IDEM 356

Spatial Demography

Concepts, Spatial Statistics, GIS and Cartographic Techniques

Start: 5 November 2013
End:  31 January 2014
Location:  MPI Rostock

Dr. Sebastian Klüsener

Course description:
Researchers often work with geographically referenced data. In comparative social demographic research it is very common to contrast populations across countries or regions. Biodemographers, on the other hand, often have information on the geographic habitat of animals or plants they study. One can represent this information in non-spatial tabular form and analyze it with standard statistical techniques that do not make use of the spatial information. However, by ignoring spatial information contained in the data, spatial relationships, spatial trends and spatial contextual effects remain unexplored and underutilized. Analyzing spatial data, geographical maps can help to get a first understanding of the data. But patterns in geographical maps may often not be significant because they are simply the outcome of the intrinsic variability of a phenomenon. Significance tests are hence crucial before jumping to conclusions. Modeling geographical data, the exclusion of spatial information can even lead to biases in the statistical models where some of the basic modeling assumptions may be violated. Therefore, understanding the spatial processes underlying the relationships of interest can improve overall knowledge of demographic events as well as improve the usefulness and applicability of statistical models.

The course will give an introduction to techniques and programs used in the field of Spatial Demography. It covers methods that are useful for social demographers as well as techniques that can be applied in biodemography. The course will start with an overview of concepts and theories used in Spatial Demography.
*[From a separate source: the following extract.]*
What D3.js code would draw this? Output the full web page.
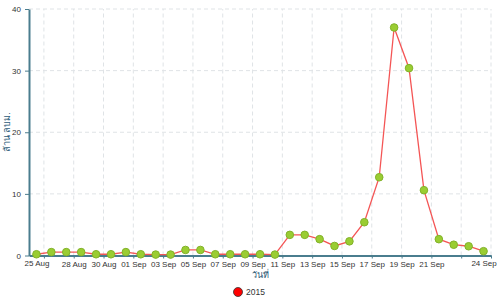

This is followed by a brief introduction to Geographical Information Systems (GIS), spatial data files and the spatial libraries in the software package R. Course participants will then be getting an overview over tools of descriptive analysis and cartographic presentation as well as basic and advanced spatial modeling techniques. Thereby, methods to analyze vector data (e.g. countries, regions), point data (e.g. count data of human individuals, centroids of regions) and raster data (e.g. satellite images of land use) are covered. This includes Spatial Lag/Spatial Error Models, Spatial Multi-Level Models and Spatial Poisson Regression Models.
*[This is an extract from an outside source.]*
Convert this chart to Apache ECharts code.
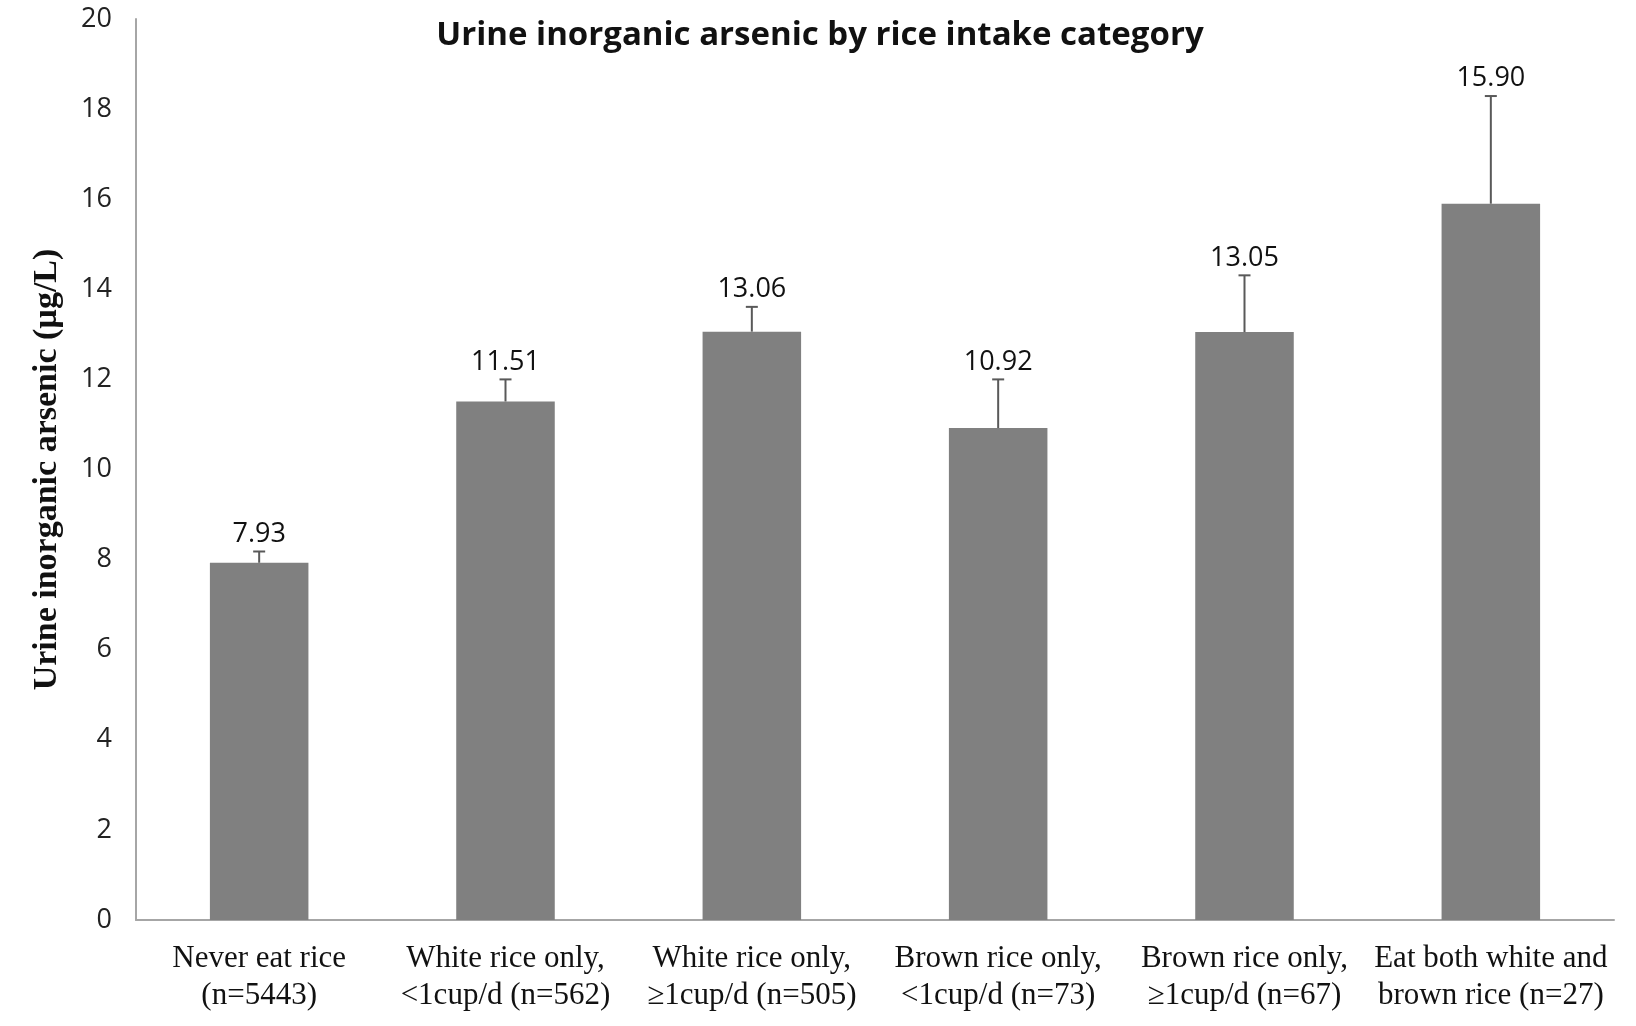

This course will be a practical course composed of one lecture, ten lab sessions and two classes where the participants present findings of mini research projects, which they carried out during the course. The course will be offered between the 5th of November 2013 and the 31st of January 2014. We will use the following software packages: R, Geoda, Quantum GIS. Attendance is limited to a maximum of 15 people. Students should plan to spend about 4-5 hours of work-time per week on this course.

Course prerequisites:
Participants should be familiar with basic multivariate analysis techniques (linear and logistic regression, test of significance, confidence intervals). Prior knowledge of Geographic Information Systems, spatial statistics and cartographic techniques is not required. Some basic knowledge of R is desirable, but not a prerequisite.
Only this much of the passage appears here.